Microsoft Open Sources .NET Micro Framework
An anonymous reader writes "Back in July, Microsoft announced it was making .NET available under its Community Promise, which in theory allowed free software developers to use the technology without fear of patent lawsuits. Not surprisingly, many free software geeks were unconvinced by the promise (after all, what's a promise compared to an actual open licence?), but now Microsoft has taken things to the next level by releasing the .NET Micro Framework under the Apache 2.0 licence. Yes, you read that correctly: a sizeable chunk of .NET is about to go open source."
More people using .NET would be a gain, wouldn't it?
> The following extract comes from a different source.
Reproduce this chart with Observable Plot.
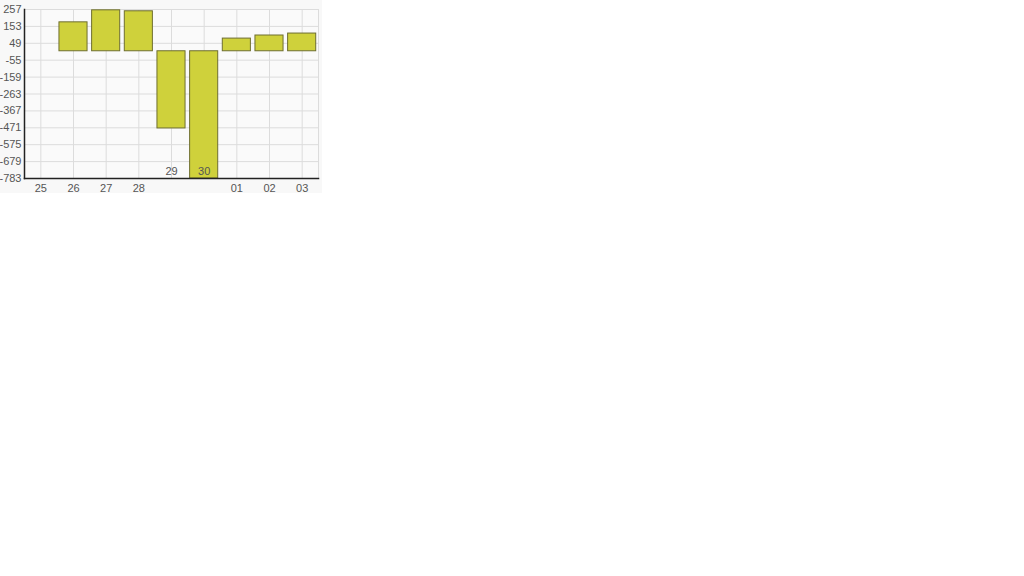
<!DOCTYPE html>
<html>
<head>
<meta charset="utf-8">
<script src="https://cdn.jsdelivr.net/npm/d3@7"></script>
<script src="https://cdn.jsdelivr.net/npm/@observablehq/plot@0.6"></script>
<style>
  html, body { margin: 0; padding: 0; background: #ffffff; }
  #chart { position: absolute; left: 0; top: 0; }
  #chart svg { background: #f8f8f8; display: block; }
</style>
</head>
<body>
<div id="chart"></div>
<script>
const days = ["25", "26", "27", "28", "29", "30", "01", "02", "03"];
const values = [null, 178, 252, 246, -475, -783, 78, 97, 109];
const yTicks = [257, 153, 49, -55, -159, -263, -367, -471, -575, -679, -783];
const raisedLabels = ["29", "30"];

const data = days.map((d, i) => ({day: d, value: values[i]})).filter(d => d.value != null);
const lowLabels = days.filter(d => !raisedLabels.includes(d));

const font = "Liberation Sans, Arial, sans-serif";

const chart = Plot.plot({
  width: 322,
  height: 193,
  marginLeft: 24,
  marginRight: 4,
  marginTop: 9,
  marginBottom: 15,
  style: {fontFamily: font, fontSize: "11px", color: "#555", background: "#f8f8f8", overflow: "visible"},
  x: {domain: days, paddingInner: 0.14, paddingOuter: 0.07, round: false, axis: null, label: null},
  y: {domain: [-783, 257], axis: null, label: null},
  marks: [
    Plot.frame({fill: "#fafafa", stroke: "#dcdcdc"}),
    Plot.gridX(days, {stroke: "#dcdcdc", strokeOpacity: 1, strokeWidth: 1}),
    Plot.gridY(yTicks, {stroke: "#dcdcdc", strokeOpacity: 1, strokeWidth: 1}),
    Plot.barY(data, {x: "day", y: "value", fill: "#cfd13b", stroke: "#6e6e30", strokeWidth: 1, inset: 0}),
    Plot.axisY(yTicks, {anchor: "left", label: null, tickSize: 0, tickPadding: 3, tickFormat: d => String(d), fill: "#555", fontSize: 11}),
    Plot.axisX(lowLabels, {anchor: "bottom", label: null, tickSize: 0, tickPadding: 6, fill: "#555", fontSize: 11}),
    Plot.axisX(raisedLabels, {anchor: "bottom", label: null, tickSize: 0, tickPadding: 6, dy: -17, fill: "#555", fontSize: 11}),
    Plot.frame({anchor: "left", stroke: "#222", strokeWidth: 1.5}),
    Plot.frame({anchor: "bottom", stroke: "#222", strokeWidth: 1.5})
  ]
});
document.getElementById("chart").appendChild(chart);
</script>
</body>
</html>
Haven't people been yelling about for years how you can make money with open source? Maybe someone at MS believed them. Despite the general feeling that MS is "out to get you", a company is made up of people, and is not a big bad menace who does evil for evils sake. MS as a corporate entity has exactly one goal (the same as any other company) - make money for its investors. If they can make more money with open source then why is it a surprise they would pursue that avenue?
Microsoft knows that mobile development is booming right now and their best chance to get into the market is on very accessible powerful development tools rather than the Windows OS which is quickly losing market share. If Microsoft can have mobile developers coding in .NET, having them be familiar with Windows development is trival (since the Framework obstruficates most of the OS API.)
If the Framework gets ported to non-MS platforms, having those developers develop on Visual Studio, on Windows, in Windows eco-systems is additional trivial.
I am absolutely certain that iPhone development is causing iPhone developers to learn and be comfortable with XCode on Mac machines while at the same time creating more skilled Objective-C coders that will be more proficent in writing normal OS X applications.
Forgive my spelling from time to time. I'm often posting during short breaks.
I'm not a .NET developer... but I seem to remember having to run .NET applications with the .NET framework on my local machine?
I'm not sure how much Microsoft gains by keeping .NET closed-source. Perhaps that's a good question, too: why not open source it. I don't think you have to pay anything to do .NET development, do you? So may as well get any free improvements from the open source community. ;)
Wake me up when they open source the main .NET framework. They put this out there because no one is using it.
My mind works like lightning. One brilliant flash and it is gone.
VS(.NET)
Visual Studio 2008 Express is free.
Windows
Yes, unless you use Mono.
SourceSafe, Windows Server, Sybase SQL
No, no, and no. You have no idea what you're talking about.